Les thèmes abordés sont variés et, si l’on ne manque pas de découvrir quelques techniques exotiques, du temps est consacré aux éléments fondamentaux du programme que l’on révise intensément et en profondeur. On pourrait s’attendre à des différences de façon d’exécuter des techniques entre les clubs, entre les pays, ou même les continents, mais c’est tout l’inverse. Un travail d’harmonisation de la pratique à été consciencieusement effectué par les cadres techniques au fil des années et on se retrouve, sans parler un mot de Hollandais ou de Tchèque, à dialoguer avec le corps dans une langue commune. C’est assez unique, non ?
Le rythme est soutenu et vous vous réveillez dès le deuxième jour avec des courbatures partout. Il faudrait être un grand sage pour modérer son effort tout au long de la semaine et tenir un rythme moyen et constant. Ce ne fut pas mon cas et, je le crois, pas le cas de grand monde. Qui viendrait à un stage d’arts martiaux pour faire preuve de sagesse ? Toutefois, n’allez pas croire que le stage est trop physique pour être suivi en entier, car les sensei qui l’ont vécu avant nous savent lorsqu’il faut lever le pied et leur enseignement est adapté à l’état du groupe tout au long de la semaine.
“Le budo en partage”
Ce n’est certainement pas un hasard si le sensei a donné ce nom à son dernier livre. Si les clubs sont déjà des lieux de rencontres et de création d’amitiés, les stages estivaux le sont tout autant mais d’une façon différente. Vous y passez du temps avec des gens que vous aviez déjà croisé entre deux kotai en stage, que vous aviez aperçu dans des vidéos d’événements, vus sur les réseaux, que vous aviez croisé sans vraiment les rencontrer.
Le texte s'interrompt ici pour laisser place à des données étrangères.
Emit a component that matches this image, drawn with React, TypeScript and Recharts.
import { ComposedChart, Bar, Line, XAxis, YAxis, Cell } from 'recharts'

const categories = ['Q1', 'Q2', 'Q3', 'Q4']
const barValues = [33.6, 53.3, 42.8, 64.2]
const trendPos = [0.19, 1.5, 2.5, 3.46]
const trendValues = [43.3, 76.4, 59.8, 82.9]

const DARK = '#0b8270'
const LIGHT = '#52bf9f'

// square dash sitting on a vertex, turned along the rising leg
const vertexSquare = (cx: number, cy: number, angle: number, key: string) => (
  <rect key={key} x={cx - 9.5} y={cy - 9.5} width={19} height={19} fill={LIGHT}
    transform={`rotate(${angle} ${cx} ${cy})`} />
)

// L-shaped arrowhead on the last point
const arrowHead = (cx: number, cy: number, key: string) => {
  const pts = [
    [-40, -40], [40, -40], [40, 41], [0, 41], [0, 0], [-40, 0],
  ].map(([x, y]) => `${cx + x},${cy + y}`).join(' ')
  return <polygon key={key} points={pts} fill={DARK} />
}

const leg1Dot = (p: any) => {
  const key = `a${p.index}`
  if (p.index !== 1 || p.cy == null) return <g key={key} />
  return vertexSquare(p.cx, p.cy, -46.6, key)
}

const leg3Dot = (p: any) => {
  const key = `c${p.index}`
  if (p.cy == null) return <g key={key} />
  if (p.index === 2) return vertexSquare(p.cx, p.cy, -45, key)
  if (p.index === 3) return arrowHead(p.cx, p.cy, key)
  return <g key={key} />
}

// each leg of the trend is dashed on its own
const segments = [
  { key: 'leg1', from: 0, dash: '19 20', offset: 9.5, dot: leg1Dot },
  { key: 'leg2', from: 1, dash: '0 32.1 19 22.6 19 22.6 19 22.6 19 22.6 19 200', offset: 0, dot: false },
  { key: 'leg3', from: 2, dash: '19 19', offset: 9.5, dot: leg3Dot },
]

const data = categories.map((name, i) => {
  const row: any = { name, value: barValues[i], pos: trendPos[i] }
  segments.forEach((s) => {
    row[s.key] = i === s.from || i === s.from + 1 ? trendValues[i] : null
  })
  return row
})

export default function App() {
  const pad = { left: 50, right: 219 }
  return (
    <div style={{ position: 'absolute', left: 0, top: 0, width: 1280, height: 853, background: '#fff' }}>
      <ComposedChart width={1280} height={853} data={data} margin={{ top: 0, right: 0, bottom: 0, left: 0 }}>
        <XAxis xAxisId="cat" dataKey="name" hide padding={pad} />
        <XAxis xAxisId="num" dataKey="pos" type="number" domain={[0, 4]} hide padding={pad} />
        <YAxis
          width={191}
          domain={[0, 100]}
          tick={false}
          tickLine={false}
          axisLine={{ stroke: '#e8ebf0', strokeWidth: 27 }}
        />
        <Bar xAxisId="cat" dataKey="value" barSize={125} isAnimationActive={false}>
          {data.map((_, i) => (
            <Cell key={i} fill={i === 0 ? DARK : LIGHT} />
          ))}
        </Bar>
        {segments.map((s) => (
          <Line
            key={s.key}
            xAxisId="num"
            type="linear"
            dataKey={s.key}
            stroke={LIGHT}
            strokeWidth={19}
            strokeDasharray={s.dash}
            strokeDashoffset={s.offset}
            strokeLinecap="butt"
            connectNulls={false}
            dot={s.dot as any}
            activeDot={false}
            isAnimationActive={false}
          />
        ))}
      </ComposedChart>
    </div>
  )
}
Le stage de Temple sur Lot a cette particularité qu’il se déroule dans un cadre unique, un espace zen au bord de la rivière où tout le monde prend ses repas ensemble, où l’on peut profiter d’une piscine adjacente au dojo, où l’on passe ses soirées ensemble à jouer à des jeux, à écouter de la musique, à boire des bières si l’envie nous prend, et même à aller à la fête du village du coin. J’ai lu quelque part qu’il fallait une cinquantaine d’heures passées avec quelqu’un pour commencer à développer une amitié, ce quota est bien atteint à la fin de la semaine !
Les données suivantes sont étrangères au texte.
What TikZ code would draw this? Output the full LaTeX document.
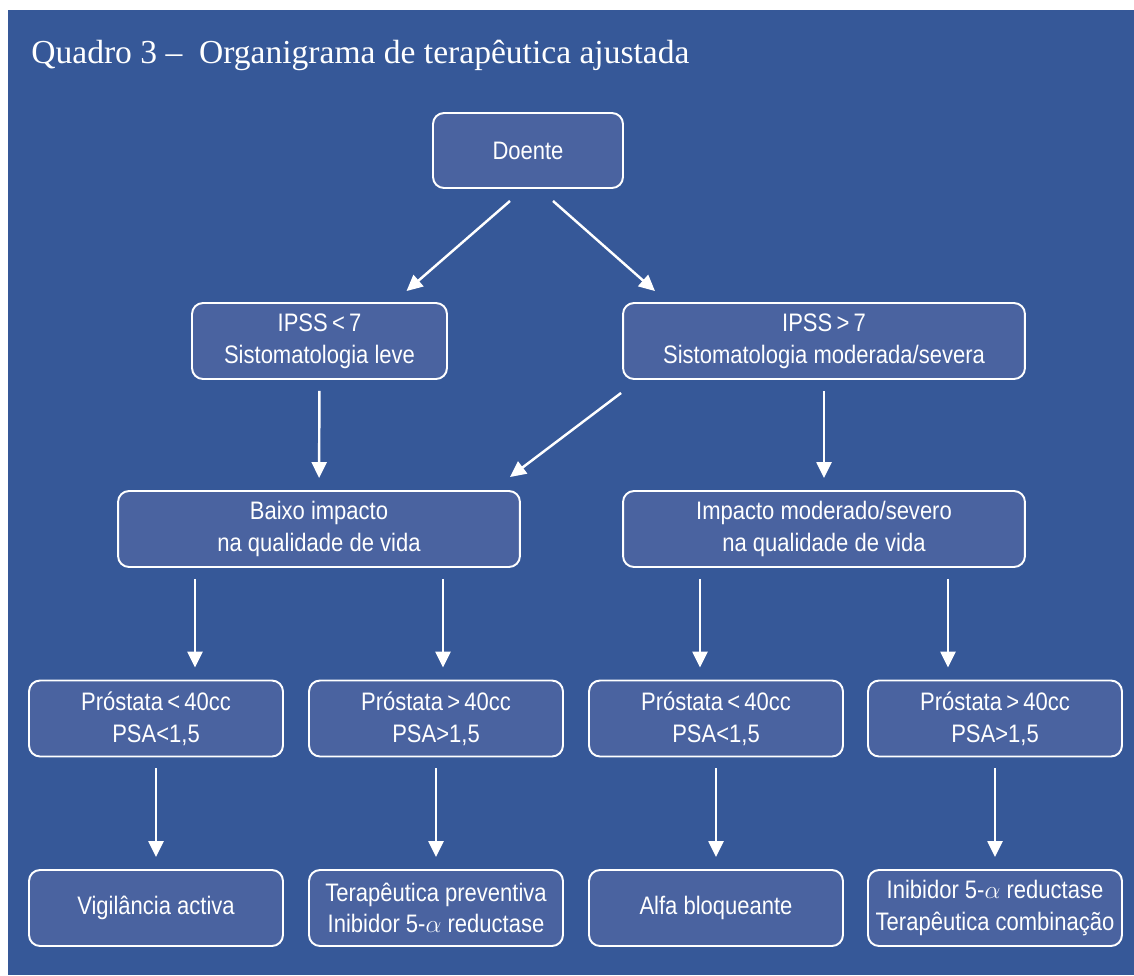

Un cadre de films d’arts martiaux
J’ai déjà un peu parlé du cadre en disant que le stage se déroulait dans un espace Zen, au bord de la rivière. Le Domaine de Lembrun est un lieu dédié aux activités de groupe comme les nôtres. On y trouve des retraites bouddhistes, yogiques (pas sûr que ça se dise), d’autres stages d’arts martiaux. En effet, le domaine possède deux dojos fermés et un dojo en extérieur, avec vue sur la rivière, le soleil couchant… et les moustiques, il faut bien l’avouer.
Vous êtes là-bas en immersion totale. Vous pourriez y mener une vie d’ascète en mangeant peu, en faisant de l’activité physique, en portant des seaux d’eau jusqu’au sommet d’un temple de pierre… ou bien vous pouvez profiter de la piscine, du bar, des hamac, et des repas généreux dispensés par les gérants du domaine, entre deux entraînements bien sûr.
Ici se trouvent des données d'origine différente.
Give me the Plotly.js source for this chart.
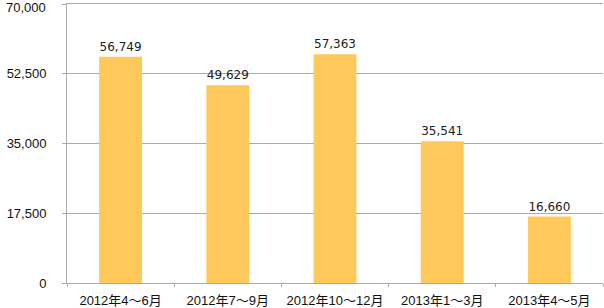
<!DOCTYPE html>
<html><head><meta charset="utf-8">
<script src="https://cdn.plot.ly/plotly-3.0.1.min.js"></script>
<style>body{margin:0;padding:0;background:#fff}#c{width:604px;height:308px}</style>
</head><body><div id="c"></div>
<script>
const categories = ["2012年4〜6月","2012年7〜9月","2012年10〜12月","2013年1〜3月","2013年4〜5月"];
const values = [56749, 49629, 57363, 35541, 16660];
const tickVals = [0, 17500, 35000, 52500, 70000];
const tickText = ["0","17,500","35,000","52,500","70,000"];

const last = tickVals.length - 1;
Plotly.newPlot('c', [{
  type: 'bar', x: categories, y: values,
  marker: {color: '#FFC85A'},
  width: 0.4,
  text: values.map(v => v.toLocaleString('en-US')),
  textposition: 'outside',
  textfont: {family: 'DejaVu Sans', size: 12, color: '#222'},
  cliponaxis: false,
  hoverinfo: 'none'
}], {
  width: 604, height: 308,
  margin: {l: 67, r: 1, t: 4, b: 25, pad: 0},
  paper_bgcolor: '#fff', plot_bgcolor: '#fff',
  showlegend: false,
  xaxis: {
    type: 'category', tickson: 'boundaries', ticks: 'outside', ticklen: 3,
    tickcolor: '#aaa', showline: true, mirror: true, linecolor: '#aaa', linewidth: 1,
    showgrid: false, tickfont: {family: 'Liberation Sans, Noto Sans CJK JP', size: 13, color: '#111'},
    ticklabelstandoff: 5, automargin: false,
    fixedrange: true
  },
  yaxis: {
    range: [0, 70000], tickmode: 'array', tickvals: tickVals,
    ticktext: tickText.map((t, i) => i === last ? '' : t),
    ticks: 'outside', ticklen: 4, tickcolor: '#aaa',
    showline: true, linecolor: '#aaa', linewidth: 1,
    showgrid: true, gridcolor: '#aaa', gridwidth: 1, zeroline: false,
    tickfont: {family: 'Liberation Sans', size: 13, color: '#111'},
    ticklabeloverflow: 'allow',
    ticklabelstandoff: 13, automargin: false, fixedrange: true
  },
  annotations: [{
    xref: 'paper', x: 0, xanchor: 'right', xshift: -20,
    yref: 'y', y: tickVals[last], yanchor: 'middle', yshift: -3,
    text: tickText[last], showarrow: false, borderpad: 0,
    font: {family: 'Liberation Sans', size: 13, color: '#111'}
  }]
}, {staticPlot: true});
</script></body></html>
Des sensei très accessibles
C’est peut-être le principal avantage à faire partie d’un art martial confidentiel comme le nôtre, nous sommes suffisamment peu nombreux pour que chacun ait la possibilité d’échanger avec des hauts gradés qui ont offert leur vie à ces arts que sont l’Aikibudo et le Katori Shinto Ryu. Beaucoup d’entre eux ont participé à presque toutes les éditions de ces stages et ils sont chacun pleins d’anecdotes qu’ils racontent sans hésiter. C’est ainsi qu’on peut en apprendre plus sur le sensei, sur la façon dont il a dispensé son savoir, fait évoluer sa technique, développé son art. Les anciens pratiquants ont eux aussi beaucoup d’épisodes à raconter sur leur progression personnelle et la façon dont ils ont développé leur technique. On peut échanger librement sur la pédagogie, la transmission de l’art, sur les obstacles que l’on rencontre dans notre progression et, en dehors des sujets martiaux, on apprend à connaître les humains derrière les Tsuba rouges.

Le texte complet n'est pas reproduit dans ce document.